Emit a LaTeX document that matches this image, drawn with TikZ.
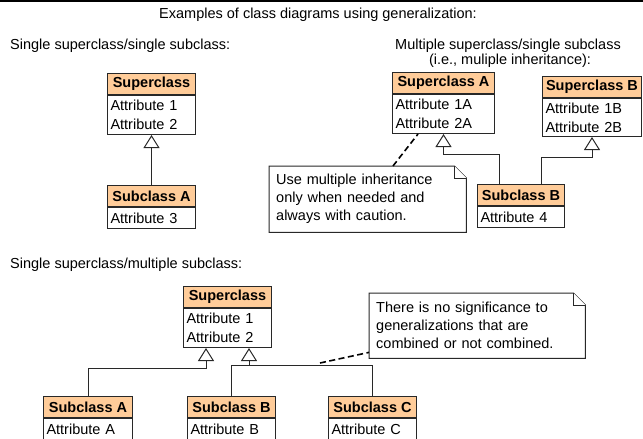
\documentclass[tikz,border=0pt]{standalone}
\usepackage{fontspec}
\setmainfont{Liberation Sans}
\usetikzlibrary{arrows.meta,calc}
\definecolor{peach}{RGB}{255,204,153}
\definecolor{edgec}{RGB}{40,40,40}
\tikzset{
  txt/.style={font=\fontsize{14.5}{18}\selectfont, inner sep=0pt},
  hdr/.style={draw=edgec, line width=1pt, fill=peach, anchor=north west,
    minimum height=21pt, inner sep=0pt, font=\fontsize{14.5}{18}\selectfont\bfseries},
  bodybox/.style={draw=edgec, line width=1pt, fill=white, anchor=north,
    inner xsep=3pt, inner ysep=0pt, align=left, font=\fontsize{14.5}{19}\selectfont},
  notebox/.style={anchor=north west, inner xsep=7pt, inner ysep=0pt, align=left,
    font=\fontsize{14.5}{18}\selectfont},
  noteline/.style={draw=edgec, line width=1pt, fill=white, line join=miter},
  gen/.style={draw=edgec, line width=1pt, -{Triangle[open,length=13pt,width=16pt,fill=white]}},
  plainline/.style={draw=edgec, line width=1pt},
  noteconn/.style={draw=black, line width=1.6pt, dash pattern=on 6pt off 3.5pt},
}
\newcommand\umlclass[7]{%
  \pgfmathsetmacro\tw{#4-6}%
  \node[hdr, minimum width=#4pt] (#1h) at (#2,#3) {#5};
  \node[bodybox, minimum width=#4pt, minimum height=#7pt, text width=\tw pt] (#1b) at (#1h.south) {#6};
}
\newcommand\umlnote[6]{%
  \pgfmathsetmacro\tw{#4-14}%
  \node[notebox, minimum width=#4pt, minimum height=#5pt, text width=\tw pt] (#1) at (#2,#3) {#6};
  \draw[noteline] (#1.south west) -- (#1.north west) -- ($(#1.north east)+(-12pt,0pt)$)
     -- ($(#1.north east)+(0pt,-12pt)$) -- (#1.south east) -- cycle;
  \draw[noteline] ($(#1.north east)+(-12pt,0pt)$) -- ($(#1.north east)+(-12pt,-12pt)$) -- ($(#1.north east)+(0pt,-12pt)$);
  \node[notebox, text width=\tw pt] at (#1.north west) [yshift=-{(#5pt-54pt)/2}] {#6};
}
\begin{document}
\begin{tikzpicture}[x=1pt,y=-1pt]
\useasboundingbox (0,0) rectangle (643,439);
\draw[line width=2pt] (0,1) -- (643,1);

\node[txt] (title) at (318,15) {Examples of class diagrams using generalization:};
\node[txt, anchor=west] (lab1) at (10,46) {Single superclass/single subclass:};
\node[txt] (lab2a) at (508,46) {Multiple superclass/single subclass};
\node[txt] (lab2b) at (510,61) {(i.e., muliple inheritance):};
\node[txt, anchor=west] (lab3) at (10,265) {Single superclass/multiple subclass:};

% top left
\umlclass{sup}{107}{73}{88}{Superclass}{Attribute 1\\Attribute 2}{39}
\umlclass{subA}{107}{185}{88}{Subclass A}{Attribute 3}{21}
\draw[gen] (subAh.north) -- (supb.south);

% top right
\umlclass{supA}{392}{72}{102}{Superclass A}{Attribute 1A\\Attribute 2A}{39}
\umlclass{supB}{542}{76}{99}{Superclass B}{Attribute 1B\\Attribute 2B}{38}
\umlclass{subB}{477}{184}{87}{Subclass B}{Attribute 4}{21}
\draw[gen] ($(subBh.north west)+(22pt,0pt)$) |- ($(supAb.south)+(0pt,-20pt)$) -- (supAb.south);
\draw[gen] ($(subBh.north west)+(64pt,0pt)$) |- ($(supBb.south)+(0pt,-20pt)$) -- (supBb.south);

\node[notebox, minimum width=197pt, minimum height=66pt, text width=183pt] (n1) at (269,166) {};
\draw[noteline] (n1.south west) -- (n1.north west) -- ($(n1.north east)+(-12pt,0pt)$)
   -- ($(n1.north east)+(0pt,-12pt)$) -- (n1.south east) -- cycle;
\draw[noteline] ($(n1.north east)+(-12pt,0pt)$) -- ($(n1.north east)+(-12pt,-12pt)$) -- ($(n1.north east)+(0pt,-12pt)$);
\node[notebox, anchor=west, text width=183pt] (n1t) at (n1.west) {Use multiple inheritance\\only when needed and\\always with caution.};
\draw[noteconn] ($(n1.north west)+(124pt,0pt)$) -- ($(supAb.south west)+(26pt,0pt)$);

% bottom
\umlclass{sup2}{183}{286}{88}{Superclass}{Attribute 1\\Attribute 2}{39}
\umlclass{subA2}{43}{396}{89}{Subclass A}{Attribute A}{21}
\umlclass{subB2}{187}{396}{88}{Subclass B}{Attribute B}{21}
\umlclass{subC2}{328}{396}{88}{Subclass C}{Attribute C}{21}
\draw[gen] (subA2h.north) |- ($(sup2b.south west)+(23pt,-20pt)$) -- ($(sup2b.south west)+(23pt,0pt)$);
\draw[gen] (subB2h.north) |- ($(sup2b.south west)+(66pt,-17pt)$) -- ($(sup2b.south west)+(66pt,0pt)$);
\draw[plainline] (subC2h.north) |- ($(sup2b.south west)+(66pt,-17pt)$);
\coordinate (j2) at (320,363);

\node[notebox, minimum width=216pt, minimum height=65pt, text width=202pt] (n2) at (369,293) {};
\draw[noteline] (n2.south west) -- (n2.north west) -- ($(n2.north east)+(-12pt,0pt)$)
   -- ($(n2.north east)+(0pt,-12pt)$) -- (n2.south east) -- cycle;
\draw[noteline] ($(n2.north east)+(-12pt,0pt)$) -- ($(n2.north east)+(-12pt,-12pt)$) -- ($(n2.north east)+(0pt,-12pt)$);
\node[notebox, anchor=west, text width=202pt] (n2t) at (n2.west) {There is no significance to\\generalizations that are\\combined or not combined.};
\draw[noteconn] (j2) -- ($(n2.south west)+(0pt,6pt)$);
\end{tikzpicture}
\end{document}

___

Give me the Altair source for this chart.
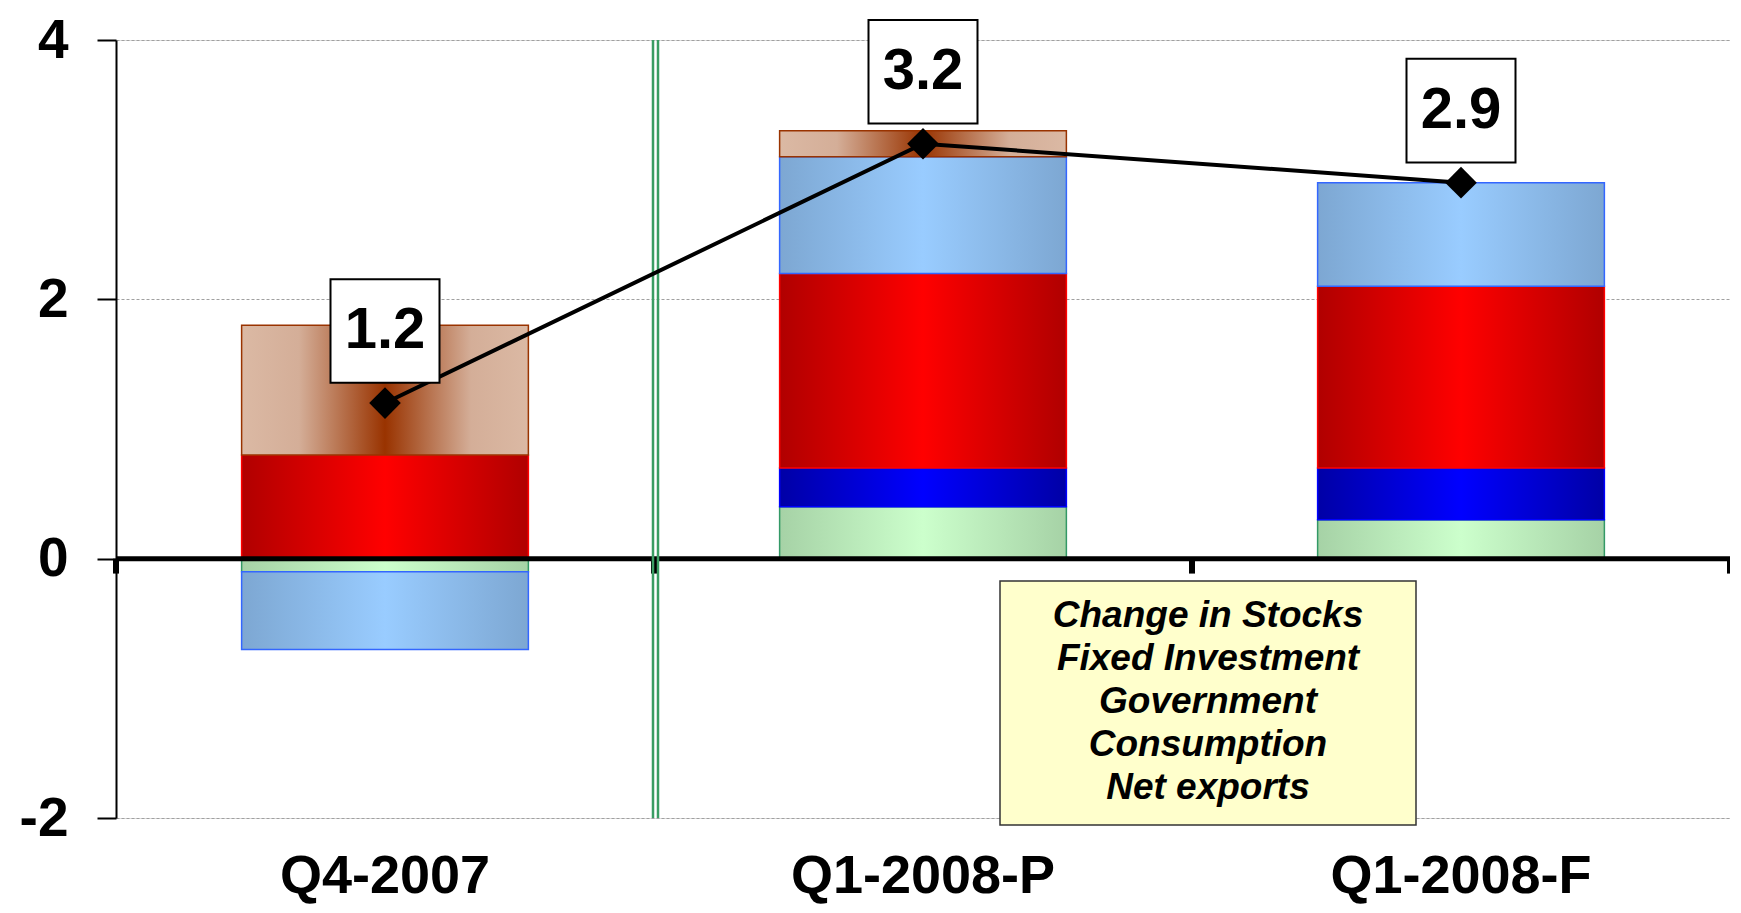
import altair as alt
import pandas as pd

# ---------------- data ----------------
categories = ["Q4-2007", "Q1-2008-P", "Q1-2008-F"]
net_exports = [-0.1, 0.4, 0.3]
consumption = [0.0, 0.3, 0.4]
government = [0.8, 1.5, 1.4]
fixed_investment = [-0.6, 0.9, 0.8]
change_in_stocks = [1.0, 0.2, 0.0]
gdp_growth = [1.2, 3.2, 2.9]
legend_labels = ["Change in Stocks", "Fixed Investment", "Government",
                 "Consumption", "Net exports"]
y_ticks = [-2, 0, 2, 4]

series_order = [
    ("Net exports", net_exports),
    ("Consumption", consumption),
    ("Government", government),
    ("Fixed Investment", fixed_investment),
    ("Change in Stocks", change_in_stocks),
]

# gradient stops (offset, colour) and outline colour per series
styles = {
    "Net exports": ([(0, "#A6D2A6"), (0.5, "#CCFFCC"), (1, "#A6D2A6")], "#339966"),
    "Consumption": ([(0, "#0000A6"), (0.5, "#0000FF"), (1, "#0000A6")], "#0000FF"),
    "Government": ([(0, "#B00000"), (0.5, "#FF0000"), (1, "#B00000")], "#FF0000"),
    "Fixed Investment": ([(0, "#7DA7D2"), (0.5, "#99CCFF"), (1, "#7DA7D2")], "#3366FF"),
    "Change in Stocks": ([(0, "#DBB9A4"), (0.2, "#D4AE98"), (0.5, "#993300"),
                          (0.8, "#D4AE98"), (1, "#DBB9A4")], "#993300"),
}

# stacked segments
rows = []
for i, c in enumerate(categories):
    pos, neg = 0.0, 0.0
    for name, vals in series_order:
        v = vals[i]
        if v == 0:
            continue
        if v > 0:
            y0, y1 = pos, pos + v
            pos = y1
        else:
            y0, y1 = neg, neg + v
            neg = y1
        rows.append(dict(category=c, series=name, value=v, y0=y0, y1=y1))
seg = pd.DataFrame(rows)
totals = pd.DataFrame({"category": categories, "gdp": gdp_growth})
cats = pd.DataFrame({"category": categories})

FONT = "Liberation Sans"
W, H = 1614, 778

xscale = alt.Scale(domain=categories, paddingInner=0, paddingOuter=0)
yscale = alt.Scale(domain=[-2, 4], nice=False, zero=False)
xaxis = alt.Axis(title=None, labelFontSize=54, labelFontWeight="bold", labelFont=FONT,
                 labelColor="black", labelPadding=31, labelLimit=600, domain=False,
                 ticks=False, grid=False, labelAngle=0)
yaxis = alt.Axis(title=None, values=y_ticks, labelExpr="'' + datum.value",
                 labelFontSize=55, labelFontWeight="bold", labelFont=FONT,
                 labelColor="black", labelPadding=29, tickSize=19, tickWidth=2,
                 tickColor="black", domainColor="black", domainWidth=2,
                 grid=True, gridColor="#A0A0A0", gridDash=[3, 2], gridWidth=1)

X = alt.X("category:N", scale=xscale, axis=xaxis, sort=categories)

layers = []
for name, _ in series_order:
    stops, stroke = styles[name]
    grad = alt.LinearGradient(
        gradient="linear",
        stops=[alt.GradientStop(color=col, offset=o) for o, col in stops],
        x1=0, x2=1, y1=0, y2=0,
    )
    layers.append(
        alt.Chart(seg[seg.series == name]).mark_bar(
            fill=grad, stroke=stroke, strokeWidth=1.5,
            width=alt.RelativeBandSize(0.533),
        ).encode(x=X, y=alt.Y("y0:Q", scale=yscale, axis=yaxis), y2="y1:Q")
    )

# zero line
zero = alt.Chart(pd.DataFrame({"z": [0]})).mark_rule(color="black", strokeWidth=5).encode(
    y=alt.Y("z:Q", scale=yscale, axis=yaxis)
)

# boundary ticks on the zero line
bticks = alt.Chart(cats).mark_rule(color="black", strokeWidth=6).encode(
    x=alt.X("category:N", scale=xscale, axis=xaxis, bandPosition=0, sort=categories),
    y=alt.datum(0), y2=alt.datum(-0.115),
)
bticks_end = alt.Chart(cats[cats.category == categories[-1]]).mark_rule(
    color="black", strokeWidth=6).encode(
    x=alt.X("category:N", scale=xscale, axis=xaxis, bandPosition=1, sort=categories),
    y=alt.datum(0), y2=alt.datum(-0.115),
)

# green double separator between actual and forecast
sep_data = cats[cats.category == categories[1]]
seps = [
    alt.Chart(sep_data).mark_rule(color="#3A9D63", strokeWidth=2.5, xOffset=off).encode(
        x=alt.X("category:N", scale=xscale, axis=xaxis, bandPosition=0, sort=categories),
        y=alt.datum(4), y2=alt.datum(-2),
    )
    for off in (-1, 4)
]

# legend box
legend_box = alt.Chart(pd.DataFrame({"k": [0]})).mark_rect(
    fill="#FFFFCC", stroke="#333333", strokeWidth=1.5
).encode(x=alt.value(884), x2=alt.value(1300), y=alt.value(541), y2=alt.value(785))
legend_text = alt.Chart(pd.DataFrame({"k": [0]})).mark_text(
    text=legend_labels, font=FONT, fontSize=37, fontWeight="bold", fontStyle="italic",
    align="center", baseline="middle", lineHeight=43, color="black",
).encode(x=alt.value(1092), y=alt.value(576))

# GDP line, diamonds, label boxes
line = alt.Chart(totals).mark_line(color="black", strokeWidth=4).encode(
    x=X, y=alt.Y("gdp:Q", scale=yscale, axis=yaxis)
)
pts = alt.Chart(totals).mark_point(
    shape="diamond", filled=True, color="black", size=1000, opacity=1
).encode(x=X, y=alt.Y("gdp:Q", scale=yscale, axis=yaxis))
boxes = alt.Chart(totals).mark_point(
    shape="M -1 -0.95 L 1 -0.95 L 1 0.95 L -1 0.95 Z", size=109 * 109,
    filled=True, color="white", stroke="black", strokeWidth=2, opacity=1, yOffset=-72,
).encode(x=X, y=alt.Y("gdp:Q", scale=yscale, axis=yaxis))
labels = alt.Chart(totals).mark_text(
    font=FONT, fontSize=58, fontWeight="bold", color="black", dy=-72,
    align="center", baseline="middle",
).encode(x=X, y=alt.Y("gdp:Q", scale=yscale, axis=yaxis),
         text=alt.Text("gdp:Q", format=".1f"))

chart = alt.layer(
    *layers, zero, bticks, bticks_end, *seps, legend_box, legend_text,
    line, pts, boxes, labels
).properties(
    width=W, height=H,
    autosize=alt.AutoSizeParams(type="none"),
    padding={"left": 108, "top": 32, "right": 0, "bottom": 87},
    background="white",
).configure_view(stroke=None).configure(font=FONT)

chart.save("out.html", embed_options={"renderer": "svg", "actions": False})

___

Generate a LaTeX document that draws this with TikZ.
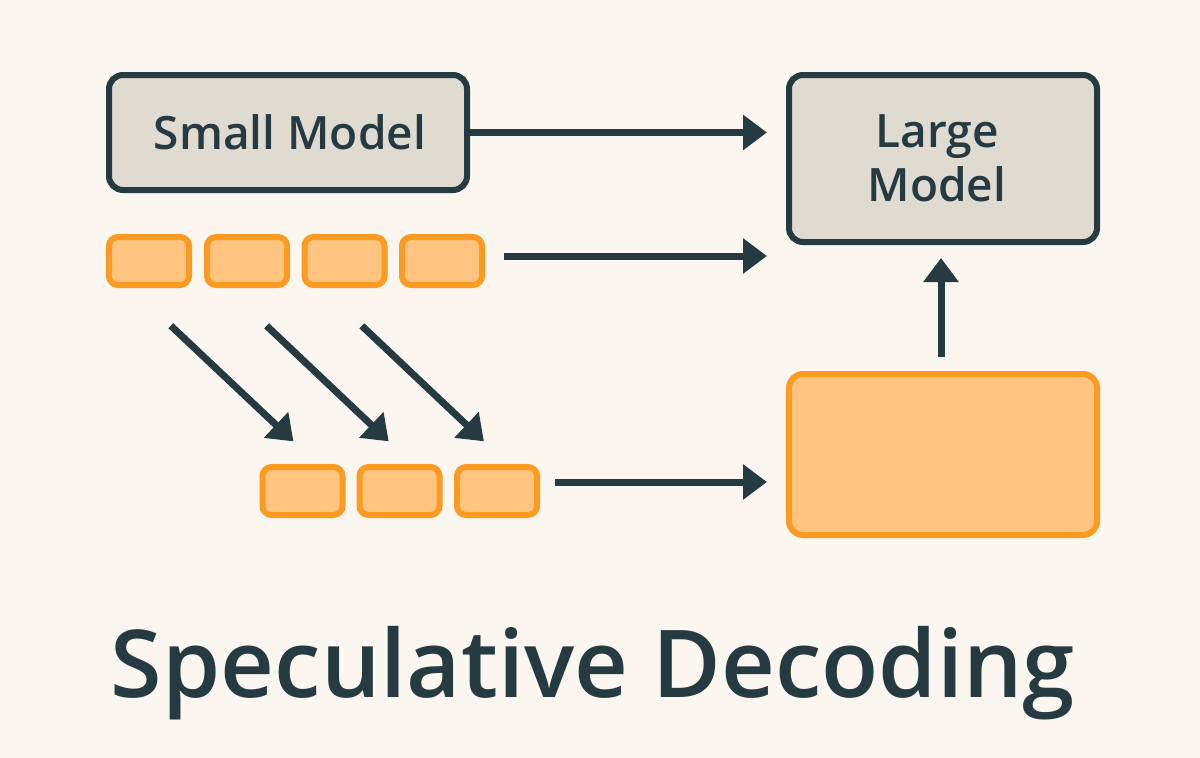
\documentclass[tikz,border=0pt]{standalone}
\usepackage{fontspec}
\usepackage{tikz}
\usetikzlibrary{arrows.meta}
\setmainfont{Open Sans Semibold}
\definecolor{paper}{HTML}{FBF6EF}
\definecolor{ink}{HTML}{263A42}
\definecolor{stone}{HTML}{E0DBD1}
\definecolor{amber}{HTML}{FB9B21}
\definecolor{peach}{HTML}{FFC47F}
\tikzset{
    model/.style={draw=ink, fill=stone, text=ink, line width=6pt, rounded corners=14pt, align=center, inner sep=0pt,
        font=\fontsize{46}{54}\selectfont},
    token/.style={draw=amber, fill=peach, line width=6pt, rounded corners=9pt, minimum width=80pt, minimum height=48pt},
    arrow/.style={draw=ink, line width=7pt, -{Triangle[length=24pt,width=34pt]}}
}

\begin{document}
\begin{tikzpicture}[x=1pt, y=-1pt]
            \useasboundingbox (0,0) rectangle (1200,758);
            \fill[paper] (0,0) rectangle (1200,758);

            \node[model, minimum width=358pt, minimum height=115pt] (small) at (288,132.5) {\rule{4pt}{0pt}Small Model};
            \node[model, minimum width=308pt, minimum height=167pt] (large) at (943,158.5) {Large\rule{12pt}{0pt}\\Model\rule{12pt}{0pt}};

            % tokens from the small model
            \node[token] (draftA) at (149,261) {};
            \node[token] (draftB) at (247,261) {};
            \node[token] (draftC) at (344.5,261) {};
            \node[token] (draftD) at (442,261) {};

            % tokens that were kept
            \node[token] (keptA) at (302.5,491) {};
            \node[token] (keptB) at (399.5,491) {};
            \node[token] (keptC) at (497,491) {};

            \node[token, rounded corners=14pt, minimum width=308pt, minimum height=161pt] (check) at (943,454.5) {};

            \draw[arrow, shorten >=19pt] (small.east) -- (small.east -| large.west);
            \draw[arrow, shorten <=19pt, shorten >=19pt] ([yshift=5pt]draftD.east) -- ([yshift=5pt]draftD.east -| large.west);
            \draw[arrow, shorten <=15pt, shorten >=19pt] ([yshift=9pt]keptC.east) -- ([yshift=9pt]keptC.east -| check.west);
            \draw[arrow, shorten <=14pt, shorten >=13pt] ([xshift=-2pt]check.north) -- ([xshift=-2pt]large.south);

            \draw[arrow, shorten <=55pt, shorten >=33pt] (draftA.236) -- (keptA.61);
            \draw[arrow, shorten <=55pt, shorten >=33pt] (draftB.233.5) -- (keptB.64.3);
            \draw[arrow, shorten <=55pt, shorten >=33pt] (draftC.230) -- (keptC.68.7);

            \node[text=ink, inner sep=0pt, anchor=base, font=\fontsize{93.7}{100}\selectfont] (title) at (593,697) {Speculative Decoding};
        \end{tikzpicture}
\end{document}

___

▶ _Short problem_: Give the lines above again exactly, from the one containing "Generate a LaTeX" to the one containing "(draftD) at (442,261)", both included, but leave out the pictures.

▶ _Exercise solution_:
Generate a LaTeX document that draws this with TikZ.
\documentclass[tikz,border=0pt]{standalone}
\usepackage{fontspec}
\usepackage{tikz}
\usetikzlibrary{arrows.meta}
\setmainfont{Open Sans Semibold}
\definecolor{paper}{HTML}{FBF6EF}
\definecolor{ink}{HTML}{263A42}
\definecolor{stone}{HTML}{E0DBD1}
\definecolor{amber}{HTML}{FB9B21}
\definecolor{peach}{HTML}{FFC47F}
\tikzset{
    model/.style={draw=ink, fill=stone, text=ink, line width=6pt, rounded corners=14pt, align=center, inner sep=0pt,
        font=\fontsize{46}{54}\selectfont},
    token/.style={draw=amber, fill=peach, line width=6pt, rounded corners=9pt, minimum width=80pt, minimum height=48pt},
    arrow/.style={draw=ink, line width=7pt, -{Triangle[length=24pt,width=34pt]}}
}

\begin{document}
\begin{tikzpicture}[x=1pt, y=-1pt]
            \useasboundingbox (0,0) rectangle (1200,758);
            \fill[paper] (0,0) rectangle (1200,758);

            \node[model, minimum width=358pt, minimum height=115pt] (small) at (288,132.5) {\rule{4pt}{0pt}Small Model};
            \node[model, minimum width=308pt, minimum height=167pt] (large) at (943,158.5) {Large\rule{12pt}{0pt}\\Model\rule{12pt}{0pt}};

            % tokens from the small model
            \node[token] (draftA) at (149,261) {};
            \node[token] (draftB) at (247,261) {};
            \node[token] (draftC) at (344.5,261) {};
            \node[token] (draftD) at (442,261) {};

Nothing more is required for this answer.